Back in the fall, the FDA did advise doctors to consider minimizing the use of acetaminophen for low-grade fevers in pregnancy, though the notice also correctly stated that the drug is safer for pregnant women than aspirin or ibuprofen. A recent analysis in The Lancet found that, in the weeks following the White House press conference, prescriptions for acetaminophen given to pregnant women who visited emergency rooms dropped as much as 20 percent below what would otherwise have been expected; after 11 weeks, prescription rates were approaching typical levels again. (Nixon didn’t respond to questions about the label change or the nationwide campaign, but did point me to an X post about the Lancet data, in which he wrote, “Delivering a message about a specific neurological risk for babies is another example of our commitment to telling the truth about public health.”)

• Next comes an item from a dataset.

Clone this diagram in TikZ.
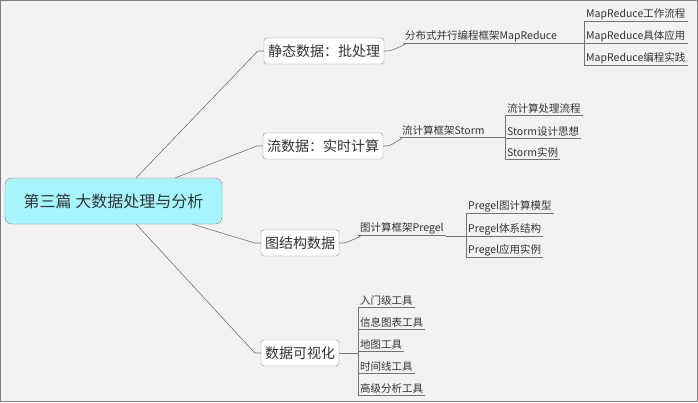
\documentclass[tikz,border=0pt]{standalone}
\usepackage{fontspec}
\setmainfont{Noto Sans CJK SC}
\begin{document}
\begin{tikzpicture}[x=1pt,y=-1pt,
  every node/.style={text=black!80},
  br/.style={draw=black!45,fill=white,rounded corners=3pt,inner xsep=4pt,inner ysep=2pt,font=\fontsize{14}{16}\selectfont,minimum height=26pt},
  lf/.style={anchor=base west,inner xsep=2pt,inner ysep=2pt,font=\fontsize{10.5}{12}\selectfont},
  ln/.style={draw=black!55,line width=0.6pt},
  ul/.style={draw=black!55,line width=0.9pt}]
\useasboundingbox (0,0) rectangle (698,402);
\fill[black!5] (0,0) rectangle (698,402);
\draw[black!50,line width=1pt] (0.5,0.5) rectangle (697.5,401.5);
\node[draw=black!50,fill=blue!10!cyan!35,rounded corners=7pt,minimum width=217pt,minimum height=46pt,font=\fontsize{16}{18}\selectfont] (root) at (113.5,201) {第三篇 大数据处理与分析};
\node[br] (b1) at (324,51) {静态数据：批处理};
\node[br] (b2) at (323,146) {流数据：实时计算};
\node[br] (b3) at (300,243) {图结构数据};
\node[br] (b4) at (300,353) {数据可视化};
\coordinate (r1) at (136,178); \coordinate (r2) at (175,178);
\coordinate (r3) at (192,224); \coordinate (r4) at (136,224);
\draw[ln] (r1) -- ([xshift=-6]b1.west) -- (b1.west);
\draw[ln] (r2) -- ([xshift=-6]b2.west) -- (b2.west);
\draw[ln] (r3) -- ([xshift=-6]b3.west) -- (b3.west);
\draw[ln] (r4) -- ([xshift=-6]b4.west) -- (b4.west);
% level 2
\node[lf] (m1) at (403,39) {分布式并行编程框架MapReduce};
\node[lf] (m2) at (400,134) {流计算框架Storm};
\node[lf] (m3) at (358,231) {图计算框架Pregel};
\foreach \n in {m1,m2,m3} \draw[ul] (\n.south west) -- (\n.south east);
\draw[ln,rounded corners=3pt] (b1.east) -- ++(6,0) -- ([xshift=4]m1.south west) -- (m1.south west);
\draw[ln,rounded corners=3pt] (b2.east) -- ++(6,0) -- ([xshift=4]m2.south west) -- (m2.south west);
\draw[ln,rounded corners=3pt] (b3.east) -- ++(6,0) -- ([xshift=4]m3.south west) -- (m3.south west);
% leaves
\node[lf] (a1) at (584,17) {MapReduce工作流程};
\node[lf] (a2) at (584,39) {MapReduce具体应用};
\node[lf] (a3) at (584,61) {MapReduce编程实践};
\node[lf] (s1) at (505,112) {流计算处理流程};
\node[lf] (s2) at (505,135) {Storm设计思想};
\node[lf] (s3) at (505,156) {Storm实例};
\node[lf] (p1) at (466,209) {Pregel图计算模型};
\node[lf] (p2) at (466,232) {Pregel体系结构};
\node[lf] (p3) at (466,253) {Pregel应用实例};
\node[lf] (v1) at (358,304) {入门级工具};
\node[lf] (v2) at (358,326) {信息图表工具};
\node[lf] (v3) at (358,348) {地图工具};
\node[lf] (v4) at (358,370) {时间线工具};
\node[lf] (v5) at (358,392) {高级分析工具};
\foreach \n in {a1,a2,a3,s1,s2,s3,p1,p2,p3,v1,v2,v3,v4,v5} \draw[ul] (\n.south west) -- (\n.south east);
\draw[ln,rounded corners=3pt] (a1.south west) -- (a3.south west);
\draw[ln] (m1.south east) -- (a2.south west);
\draw[ln,rounded corners=3pt] (s1.south west) -- (s3.south west);
\draw[ln] (m2.south east) -- (s1.south west |- m2.south east);
\draw[ln,rounded corners=3pt] (p1.south west) -- (p3.south west);
\draw[ln] (m3.south east) -- (p1.south west |- m3.south east);
\draw[ln,rounded corners=3pt] (v1.south west) -- (v5.south west);
\draw[ln] (b4.east) -- (v1.south west |- b4.east);
\end{tikzpicture}
\end{document}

[Read: Trump tells pregnant women to ‘fight like hell’ not to take Tylenol]
Last spring, Kennedy promised that the health department would figure out, in just a few months, not only what has caused autism rates to rise in the United States, but also how to prevent kids from being exposed to whatever it is. This proposal was unlikely, if not absurd. Autism researchers have been trying for decades to understand the complex disorder, and the consensus among them is that the increase can largely be attributed to broader diagnostic criteria and better surveillance. But pinning the blame on acetaminophen, even if the case has always been weak, allowed the Trump administration to appear to meet its self-imposed deadline. That association, at least, is clear.